Lines of data:
* start *
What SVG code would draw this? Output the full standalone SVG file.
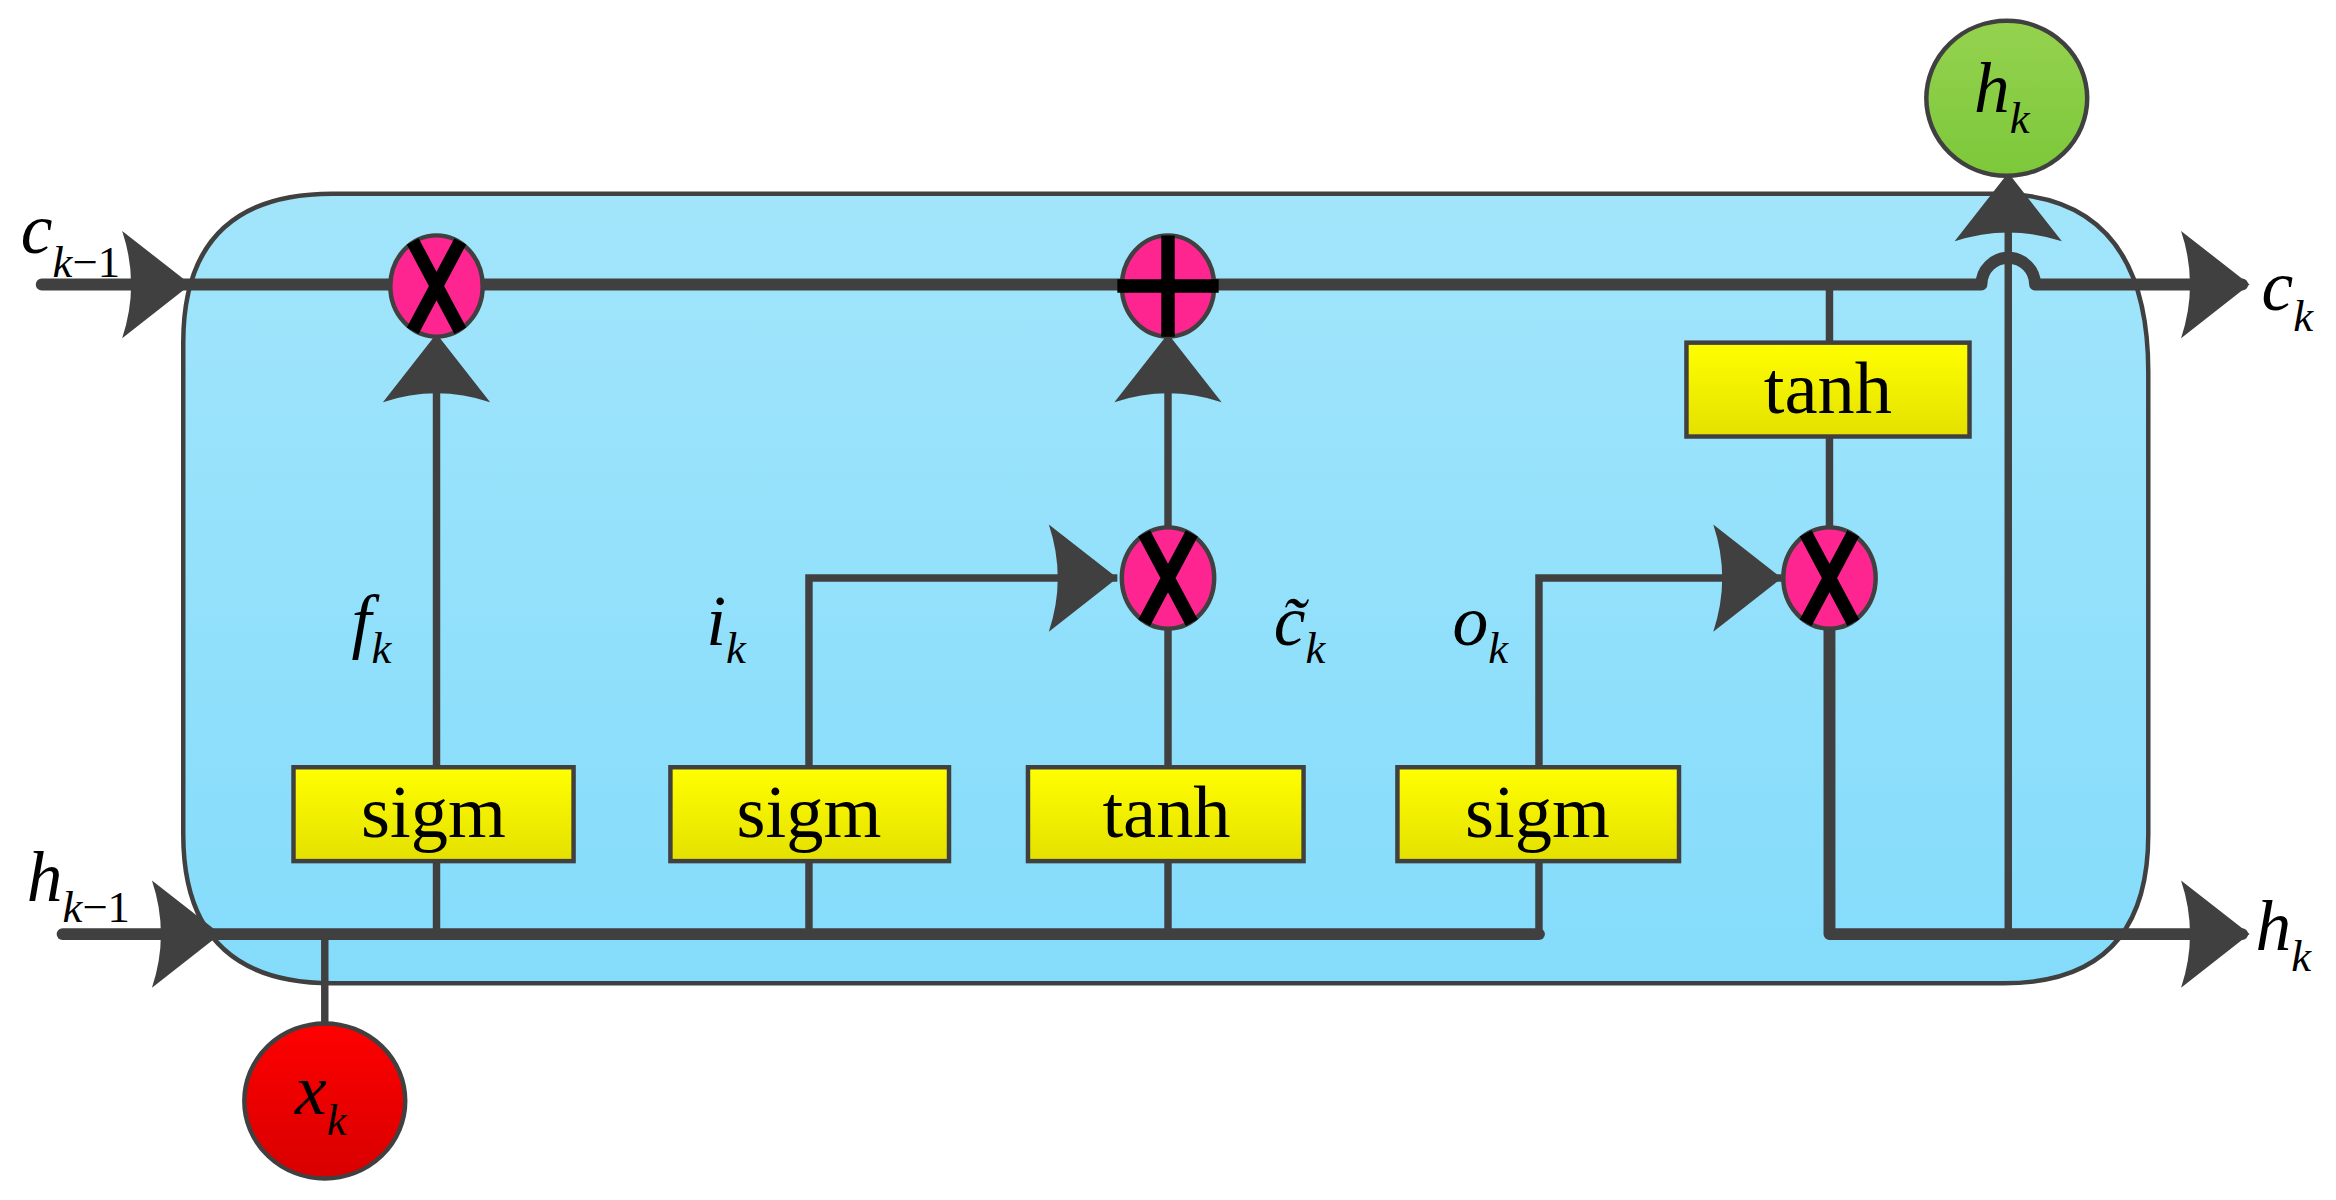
<svg xmlns="http://www.w3.org/2000/svg" width="2336" height="1200" viewBox="0 0 2336 1200">
<style>
.ln{stroke:#404040;stroke-width:8;fill:none;stroke-linecap:round;stroke-linejoin:round}
.thin{stroke:#404040;stroke-width:5;fill:none}
.gate{fill:url(#gy);stroke:#404040;stroke-width:3}
.gt{font-family:"Liberation Serif",serif;font-size:50px;text-anchor:middle;fill:#000}
.op{fill:#ff2590;stroke:#404040;stroke-width:3}
.lb{font-family:"Liberation Serif",serif;font-style:italic;font-size:48px;fill:#000}
.sb{font-size:30px}
.mk{stroke:#000;stroke-width:9;fill:none}
</style>
<defs>
<linearGradient id="gb" x1="0" y1="0" x2="0" y2="1"><stop offset="0" stop-color="#a2e5fb"/><stop offset="1" stop-color="#84dcfb"/></linearGradient>
<linearGradient id="gy" x1="0" y1="0" x2="0" y2="1"><stop offset="0" stop-color="#ffff00"/><stop offset="1" stop-color="#e4e000"/></linearGradient>
<linearGradient id="gr" x1="0" y1="0" x2="0" y2="1"><stop offset="0" stop-color="#ff0000"/><stop offset="1" stop-color="#d80000"/></linearGradient>
<linearGradient id="gg" x1="0" y1="0" x2="0" y2="1"><stop offset="0" stop-color="#95d24f"/><stop offset="1" stop-color="#7cc83a"/></linearGradient>
<path id="ah" d="M0,0 L-46,-36 Q-34,0 -46,36 Z" fill="#404040"/>
</defs>
<g transform="scale(1.4898)">
<g id="cell"><path d="M223,130 H1340 Q1442,130 1442,250 V560 Q1442,660 1345,660 H223 Q123,660 123,560 V230 Q123,130 223,130 Z" fill="url(#gb)" stroke="#404040" stroke-width="3"/></g>
<g id="connectors">
<path class="ln" d="M28,191 H1330 A18,18 0 0 1 1366,191 H1505"/>
<path class="ln" d="M42,627 H1033"/>
<path class="thin" d="M218,627 V686"/>
<path class="thin" d="M293,515 V230 M293,578 V627"/>
<path class="thin" d="M543,515 V388 H750 M543,578 V627"/>
<path class="thin" d="M784,515 V224 M784,578 V627"/>
<path class="thin" d="M1033,515 V388 H1196 M1033,578 V627"/>
<path class="thin" d="M1228,191 V230 M1228,293 V357"/>
<path class="ln" d="M1228,420 V627 H1505"/>
<path class="thin" d="M1348,627 V120"/>
<use href="#ah" transform="translate(128,191)"/>
<use href="#ah" transform="translate(148,627)"/>
<use href="#ah" transform="translate(1510,191)"/>
<use href="#ah" transform="translate(1510,627)"/>
<use href="#ah" transform="translate(750,388)"/>
<use href="#ah" transform="translate(1196,388)"/>
<use href="#ah" transform="translate(293,224) rotate(-90)"/>
<use href="#ah" transform="translate(784,224) rotate(-90)"/>
<use href="#ah" transform="translate(1348,116) rotate(-90)"/>
</g>
<g id="mul1"><ellipse class="op" cx="293" cy="192" rx="31" ry="34"/><path class="mk" d="M277,162 L309,222 M309,162 L277,222"/></g>
<g id="add"><ellipse class="op" cx="784" cy="192" rx="31" ry="34"/><path class="mk" d="M750,192 H818 M784,158 V226"/></g>
<g id="mul2"><ellipse class="op" cx="784" cy="388" rx="31" ry="34"/><path class="mk" d="M768,358 L800,418 M800,358 L768,418"/></g>
<g id="mul3"><ellipse class="op" cx="1228" cy="388" rx="31" ry="34"/><path class="mk" d="M1212,358 L1244,418 M1244,358 L1212,418"/></g>
<g id="g1"><rect class="gate" x="197" y="515" width="188" height="63"/><text class="gt" x="291" y="562">sigm</text></g>
<g id="g2"><rect class="gate" x="450" y="515" width="187" height="63"/><text class="gt" x="543" y="562">sigm</text></g>
<g id="g3"><rect class="gate" x="690" y="515" width="185" height="63"/><text class="gt" x="783" y="562">tanh</text></g>
<g id="g4"><rect class="gate" x="938" y="515" width="189" height="63"/><text class="gt" x="1032" y="562">sigm</text></g>
<g id="g5"><rect class="gate" x="1132" y="230" width="190" height="63"/><text class="gt" x="1227" y="277">tanh</text></g>
<g id="hk"><ellipse cx="1347" cy="66" rx="54" ry="52" fill="url(#gg)" stroke="#404040" stroke-width="3"/><text class="lb" x="1325" y="75">h<tspan class="sb" dy="14">k</tspan></text></g>
<g id="xk"><ellipse cx="218" cy="739" rx="54" ry="52" fill="url(#gr)" stroke="#404040" stroke-width="3"/><text class="lb" x="198" y="748">x<tspan class="sb" dy="14">k</tspan></text></g>
<g id="labels">
<text class="lb" x="14" y="170">c<tspan class="sb" dy="16">k</tspan><tspan class="sb" font-style="normal">−1</tspan></text>
<text class="lb" x="18" y="605">h<tspan class="sb" dy="14">k</tspan><tspan class="sb" font-style="normal">−1</tspan></text>
<text class="lb" x="1518" y="208">c<tspan class="sb" dy="14">k</tspan></text>
<text class="lb" x="1514" y="638">h<tspan class="sb" dy="14">k</tspan></text>
<text class="lb" x="236" y="433">f<tspan class="sb" dy="12">k</tspan></text>
<text class="lb" x="474" y="433">i<tspan class="sb" dy="12">k</tspan></text>
<text class="lb" x="855" y="433">c̃<tspan class="sb" dy="12">k</tspan></text>
<text class="lb" x="975" y="433">o<tspan class="sb" dy="12">k</tspan></text>
</g>
</g>
</svg>
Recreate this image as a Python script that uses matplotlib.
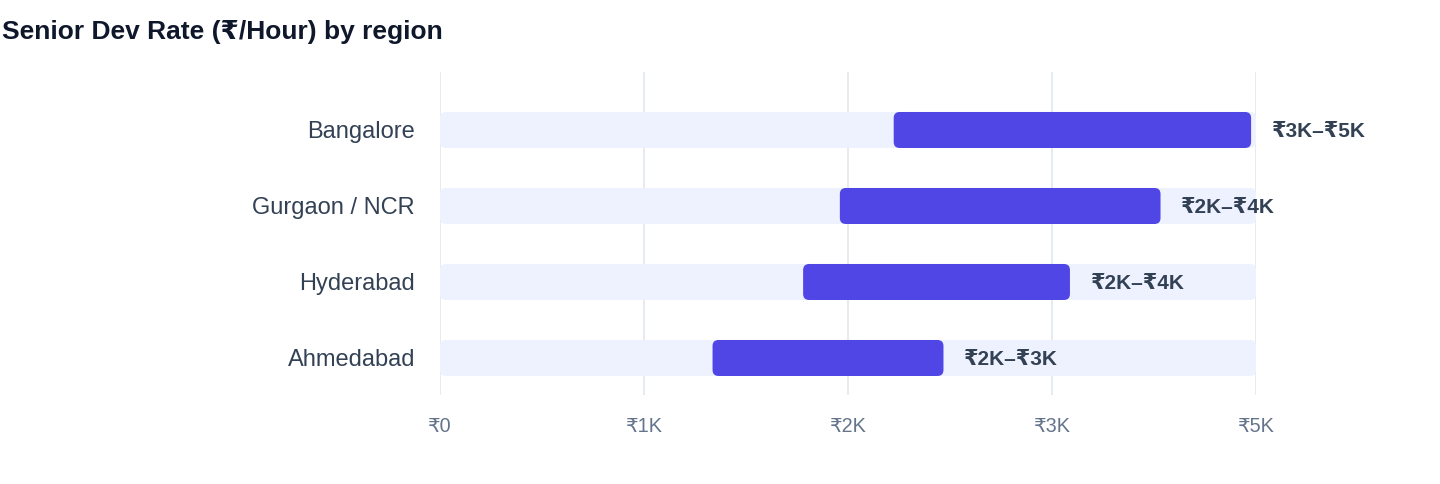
"""Senior dev hourly rate ranges by region, drawn as range bars on a light track."""

import matplotlib
matplotlib.use("Agg")
import matplotlib.pyplot as plt
from matplotlib.patches import FancyBboxPatch

# --- data --------------------------------------------------------------------
REGIONS   = ["Bangalore", "Gurgaon / NCR", "Hyderabad", "Ahmedabad"]
RATE_LOW  = [2780, 2450, 2225, 1670]     # ₹/hour
RATE_HIGH = [4970, 4415, 3860, 3085]
X_MAX     = 5000
TICKS       = [0, 1250, 2500, 3750, 5000]
TICK_LABELS = ["₹0", "₹1K", "₹2K", "₹3K", "₹5K"]

BAR    = "#4F46E5"
TRACK  = "#EEF2FF"
GRID   = "#E2E8F0"
LABEL  = "#334155"
TICKC  = "#64748B"
TITLEC = "#0F172A"

plt.rcParams["font.family"] = ["Liberation Sans", "DejaVu Sans"]

W, H = 1440, 484
fig = plt.figure(figsize=(W / 100, H / 100), dpi=100)
ax = fig.add_axes([440 / W, 1 - 395 / H, (1256 - 440) / W, (395 - 72) / H])

ax.set_xlim(0, X_MAX)
ax.set_ylim(3.487, -0.763)

# pixel size of one data unit, for rounding corners evenly
px_x = (1256 - 440) / X_MAX
px_y = 76.0
radius_px = 6
bar_h = 36 / 76

for i, (lo, hi) in enumerate(zip(RATE_LOW, RATE_HIGH)):
    for x0, x1, col, z in [(0, X_MAX, TRACK, 1), (lo, hi, BAR, 2)]:
        p = FancyBboxPatch((x0, i - bar_h / 2), x1 - x0, bar_h,
                           boxstyle=f"round,pad=0,rounding_size={radius_px / px_x}",
                           mutation_aspect=px_x / px_y,
                           fc=col, ec="none", zorder=z)
        ax.add_patch(p)
    ax.annotate(f"₹{round(lo / 1000)}K–₹{round(hi / 1000)}K", (hi, i),
                xytext=(15, 0), textcoords="offset points",
                ha="left", va="center_baseline", fontsize=15, fontweight="bold",
                color=LABEL, annotation_clip=False, zorder=3)

ax.set_xticks(TICKS)
ax.set_xticklabels(TICK_LABELS)
ax.set_yticks(range(len(REGIONS)))
ax.set_yticklabels(REGIONS)
ax.tick_params(axis="x", length=0, pad=16, labelsize=14.3, labelcolor=TICKC)
ax.tick_params(axis="y", length=0, pad=18, labelsize=17, labelcolor=LABEL)
ax.grid(axis="x", color=GRID, lw=1.2, zorder=0)
ax.set_axisbelow(True)
for s in ax.spines.values():
    s.set_visible(False)

fig.text(2 / W, 1 - 32 / H, "Senior Dev Rate (₹/Hour) by region",
         ha="left", va="center", fontsize=19, fontweight="bold", color=TITLEC)

fig.savefig("out.png", dpi=100)
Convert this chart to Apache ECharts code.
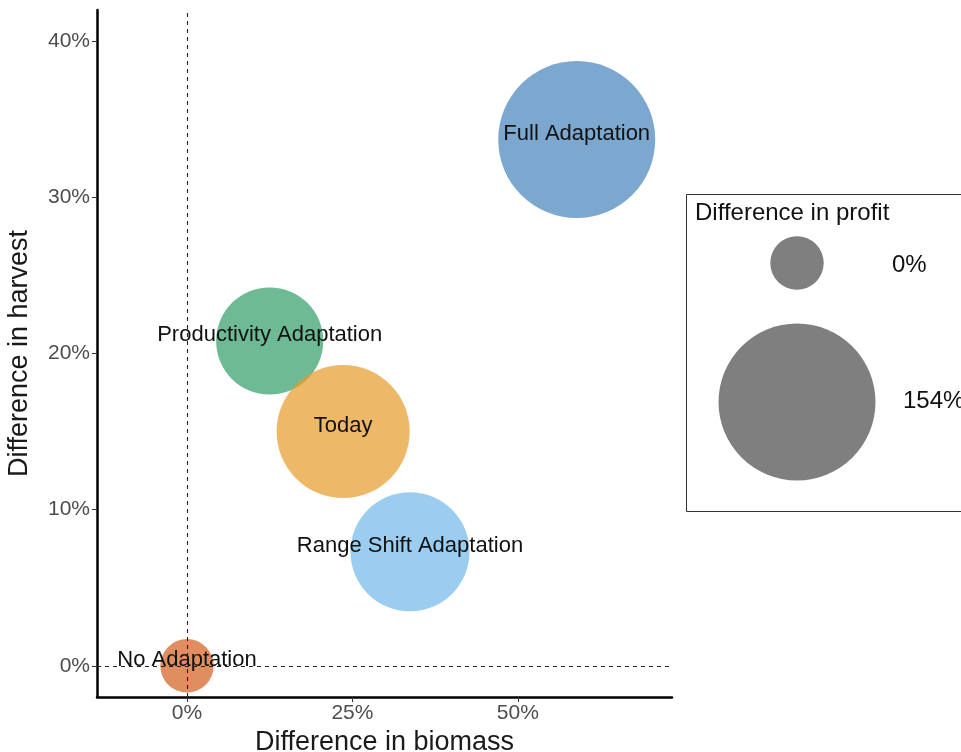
* end *
From the listing above, return each line with the word "matplotlib".

> **Result of the task**
Recreate this image as a Python script that uses matplotlib.
import matplotlib
matplotlib.use("Agg")
import matplotlib.pyplot as plt
from matplotlib.patches import FancyBboxPatch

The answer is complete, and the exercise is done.